Frequently Asked Questions
How do I know which sources to trust?
Stick to primary sources (like government websites) for facts and established financial news outlets (like Reuters, WSJ, Bloomberg) for initial analysis. Be wary of sources that focus on sensational predictions over factual reporting.
What if I’m a total beginner and the jargon is overwhelming?
Start with one policy area that directly affects you, like housing or student loans. Use a resource like Investopedia to look up terms you don’t know. The goal isn’t to become an economist overnight, but to build competence in the areas that matter most to you.
How often should I be checking for policy updates?
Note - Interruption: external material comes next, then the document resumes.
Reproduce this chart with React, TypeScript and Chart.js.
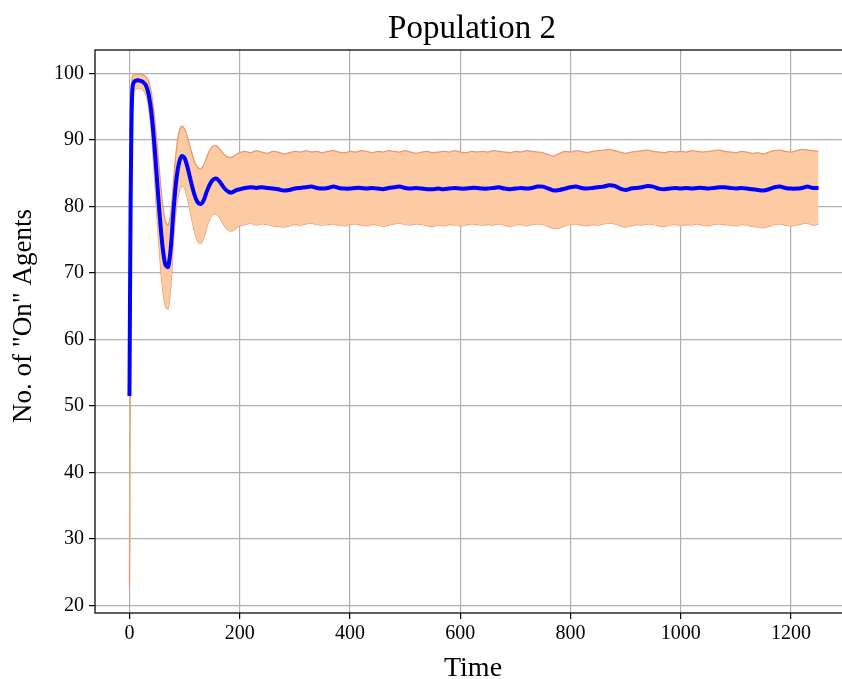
import React, { useEffect, useRef } from "react";
import { Chart, registerables } from "chart.js";

Chart.register(...registerables);

const times = [
  0, 1, 2, 3, 4, 5, 6, 8, 10, 15, 20, 25, 30, 35, 40, 45, 50, 55, 60, 65, 70, 75, 80, 85, 90, 95, 100,
  105, 110, 115, 120, 125, 130, 135, 140, 145, 150, 155, 160, 165, 170, 175, 180, 185, 190, 195, 200,
  210, 220, 230, 240, 250, 260, 270, 280, 290, 300, 310, 320, 330, 340, 350, 360, 370, 380, 390, 400,
  410, 420, 430, 440, 450, 460, 470, 480, 490, 500, 510, 520, 530, 540, 550, 560, 570, 580, 590, 600,
  610, 620, 630, 640, 650, 660, 670, 680, 690, 700, 710, 720, 730, 740, 750, 760, 770, 780, 790, 800,
  810, 820, 830, 840, 850, 860, 870, 880, 890, 900, 910, 920, 930, 940, 950, 960, 970, 980, 990, 1000,
  1010, 1020, 1030, 1040, 1050, 1060, 1070, 1080, 1090, 1100, 1110, 1120, 1130, 1140, 1150, 1160, 1170,
  1180, 1190, 1200, 1210, 1220, 1230, 1240, 1250,
];

const meanOn = [
  51.5, 66, 79, 88, 94, 97, 98.2, 98.7, 98.9, 99.0, 98.9, 98.7, 98.2, 96.8, 94.0, 89.5, 84.0, 78.5, 74.0,
  71.3, 70.9, 73.8, 79.5, 84.0, 86.6, 87.6, 87.3, 86.0, 84.3, 82.6, 81.3, 80.5, 80.4, 81.0, 82.2, 83.2,
  83.9, 84.2, 84.1, 83.6, 83.0, 82.5, 82.2, 82.1, 82.3, 82.5, 82.6,
  82.8, 82.9, 82.8, 82.9, 82.8, 82.7, 82.6, 82.4, 82.5, 82.7, 82.8, 82.9, 83.0, 82.8, 82.7, 82.8, 83.0,
  82.8, 82.7, 82.7, 82.8, 82.8, 82.7, 82.8, 82.7, 82.6, 82.8, 82.9, 83.0, 82.8, 82.7, 82.8, 82.7, 82.6,
  82.6, 82.7, 82.6, 82.7, 82.8, 82.7, 82.7, 82.8, 82.8, 82.7, 82.7, 82.8, 82.9, 82.7, 82.6, 82.7, 82.8,
  82.7, 82.8, 83.0, 83.0, 82.7, 82.4, 82.5, 82.7, 82.9, 83.0, 82.8, 82.7, 82.8, 82.9, 83.0, 83.2, 83.1,
  82.7, 82.5, 82.7, 82.8, 82.9, 83.1, 83.0, 82.7, 82.6, 82.7, 82.8, 82.7, 82.8, 82.7, 82.8, 82.8, 82.7,
  82.8, 82.9, 82.9, 82.8, 82.7, 82.8, 82.7, 82.6, 82.5, 82.4, 82.6, 82.9, 83.0, 82.8, 82.7, 82.7, 82.8,
  83.0, 82.8, 82.8,
];

const upperOn = [
  80.3, 88, 93, 96.5, 98.5, 99.4, 99.7, 99.8, 99.9, 99.9, 99.9, 99.8, 99.5, 98.8, 97.0, 93.8, 89.5, 84.8,
  80.5, 77.8, 77.2, 79.0, 84.0, 88.5, 91.2, 92.1, 91.7, 90.5, 89.0, 87.5, 86.4, 85.8, 85.7, 86.3, 87.4,
  88.4, 89.0, 89.2, 89.0, 88.5, 88.0, 87.6, 87.4, 87.4, 87.6, 87.9, 88.1,
  88.3, 88.1, 88.4, 88.2, 88.0, 88.3, 88.2, 87.9, 88.1, 88.3, 88.2, 88.4, 88.2, 88.3, 88.1, 88.3, 88.4,
  88.2, 88.1, 88.3, 88.2, 88.4, 88.3, 88.1, 88.3, 88.2, 88.4, 88.3, 88.2, 88.4, 88.2, 88.0, 88.2, 88.3,
  88.1, 88.2, 88.3, 88.2, 88.4, 88.2, 88.1, 88.3, 88.2, 88.3, 88.2, 88.4, 88.3, 88.2, 88.1, 88.3, 88.2,
  88.4, 88.3, 88.2, 88.1, 87.8, 87.6, 88.0, 88.3, 88.2, 88.4, 88.3, 88.1, 88.3, 88.4, 88.5, 88.6, 88.4,
  88.2, 88.0, 88.2, 88.3, 88.4, 88.5, 88.3, 88.2, 88.1, 88.3, 88.2, 88.3, 88.2, 88.4, 88.3, 88.2, 88.3,
  88.4, 88.5, 88.3, 88.2, 88.1, 88.3, 88.2, 88.0, 88.1, 87.9, 88.2, 88.4, 88.5, 88.3, 88.2, 88.4, 88.6,
  88.5, 88.4, 88.3,
];

const lowerOn = [
  22.7, 44, 65, 79, 89, 94, 96.5, 97.4, 97.6, 97.8, 97.8, 97.5, 96.8, 94.8, 91.0, 85.0, 78.5, 72.5, 67.8,
  65.0, 64.6, 68.0, 75.0, 79.8, 82.2, 83.1, 82.8, 81.3, 79.4, 77.3, 75.6, 74.6, 74.5, 75.3, 76.8, 78.0,
  78.7, 78.9, 78.7, 78.1, 77.4, 76.8, 76.4, 76.3, 76.5, 76.9, 77.1,
  77.3, 77.5, 77.2, 77.4, 77.3, 77.1, 77.0, 76.9, 77.1, 77.3, 77.2, 77.4, 77.5, 77.3, 77.2, 77.3, 77.4,
  77.2, 77.1, 77.3, 77.4, 77.2, 77.1, 77.3, 77.2, 77.0, 77.2, 77.4, 77.5, 77.3, 77.2, 77.4, 77.3, 77.1,
  77.0, 77.2, 77.1, 77.3, 77.2, 77.1, 77.2, 77.4, 77.3, 77.2, 77.3, 77.2, 77.4, 77.2, 77.0, 77.2, 77.3,
  77.1, 77.3, 77.4, 77.3, 77.0, 76.7, 76.8, 77.1, 77.3, 77.4, 77.2, 77.1, 77.3, 77.2, 77.4, 77.5, 77.4,
  77.1, 76.9, 77.1, 77.3, 77.2, 77.4, 77.3, 77.1, 77.0, 77.2, 77.3, 77.1, 77.3, 77.2, 77.4, 77.2, 77.1,
  77.3, 77.4, 77.3, 77.2, 77.1, 77.3, 77.2, 77.0, 76.9, 76.8, 77.0, 77.3, 77.4, 77.2, 77.1, 77.2, 77.4,
  77.5, 77.2, 77.4,
];

const xTicks = [0, 200, 400, 600, 800, 1000, 1200];
const yTicks = [20, 30, 40, 50, 60, 70, 80, 90, 100];

const titleText = "Population 2";
const xTitleText = "Time";
const yTitleText = 'No. of "On" Agents';

const FONT = "'Liberation Serif', 'Times New Roman', serif";

const framePlugin = {
  id: "frame",
  afterDraw(chart: any) {
    const { ctx, chartArea: a } = chart;
    ctx.save();
    ctx.strokeStyle = "#000";
    ctx.lineWidth = 1.25;
    ctx.strokeRect(a.left, a.top, a.right - a.left, a.bottom - a.top);

    const cx = (a.left + a.right) / 2;
    ctx.fillStyle = "#000";
    ctx.textAlign = "center";
    ctx.textBaseline = "alphabetic";

    ctx.font = `33px ${FONT}`;
    ctx.fillText(titleText, cx - 2, a.top - 12);

    ctx.font = `28px ${FONT}`;
    ctx.fillText(xTitleText, cx - 1, a.bottom + 63);

    ctx.font = `27px ${FONT}`;
    ctx.translate(31, 316);
    ctx.rotate(-Math.PI / 2);
    ctx.fillText(yTitleText, 0, 0);
    ctx.restore();
  },
};

export default function App() {
  const ref = useRef<HTMLCanvasElement | null>(null);

  useEffect(() => {
    if (!ref.current) return;
    const pts = (vals: number[]) => times.map((t, i) => ({ x: t, y: vals[i] }));
    const chart = new Chart(ref.current, {
      type: "line",
      data: {
        datasets: [
          {
            label: "mean",
            data: pts(meanOn),
            borderColor: "#0000ff",
            borderWidth: 4,
            pointRadius: 0,
            fill: false,
            tension: 0.25,
            order: 0,
          },
          {
            label: "upper",
            data: pts(upperOn),
            borderColor: "rgb(234,152,112)",
            backgroundColor: "rgb(252,202,163)",
            borderWidth: 1.3,
            pointRadius: 0,
            fill: "+1",
            tension: 0.25,
            order: 1,
          },
          {
            label: "lower",
            data: pts(lowerOn),
            borderColor: "rgb(234,152,112)",
            backgroundColor: "rgb(252,202,163)",
            borderWidth: 1.3,
            pointRadius: 0,
            fill: false,
            tension: 0.25,
            order: 2,
          },
        ],
      },
      options: {
        responsive: false,
        animation: false,
        devicePixelRatio: 1,
        layout: { padding: { top: 50, left: 0, right: 0, bottom: 0 } },
        plugins: {
          legend: { display: false },
          tooltip: { enabled: false },
          title: { display: false },
        },
        scales: {
          x: {
            type: "linear",
            min: -62.5,
            max: 1312.5,
            afterBuildTicks: (s: any) => {
              s.ticks = xTicks.map((v) => ({ value: v }));
            },
            afterFit: (s: any) => {
              s.height = 66;
            },
            grid: { color: "#b0b0b0", lineWidth: 1.2, tickColor: "#000", tickLength: 6, drawTicks: true },
            border: { display: false },
            ticks: {
              color: "#000",
              font: { family: FONT, size: 20 },
              padding: 3,
              maxRotation: 0,
              callback: (v: any) => String(v),
            },
          },
          y: {
            type: "linear",
            min: 18.85,
            max: 103.55,
            afterBuildTicks: (s: any) => {
              s.ticks = yTicks.map((v) => ({ value: v }));
            },
            afterFit: (s: any) => {
              s.width = 95;
            },
            grid: { color: "#b0b0b0", lineWidth: 1.2, tickColor: "#000", tickLength: 6, drawTicks: true },
            border: { display: false },
            ticks: {
              color: "#000",
              font: { family: FONT, size: 20 },
              padding: 5,
              callback: (v: any) => String(v),
            },
          },
        },
      },
      plugins: [framePlugin],
    });
    return () => chart.destroy();
  }, []);

  return (
    <div
      style={{
        position: "fixed",
        left: 0,
        top: 0,
        width: 842,
        height: 679,
        overflow: "hidden",
        background: "#fff",
      }}
    >
      <canvas ref={ref} width={853} height={679} style={{ display: "block" }} />
    </div>
  );
}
For most people, a focused 30-minute review once a week is more than enough to stay on top of major trends. Avoid the minute-by-minute firehose of news, which often leads to emotional, reactive decisions.
Is this framework only useful for investors?
Not at all. This framework is for anyone making major financial decisions: business owners navigating supply costs, prospective homebuyers watching mortgage rates, or employees considering a career change based on industry trends. It’s about financial literacy for life.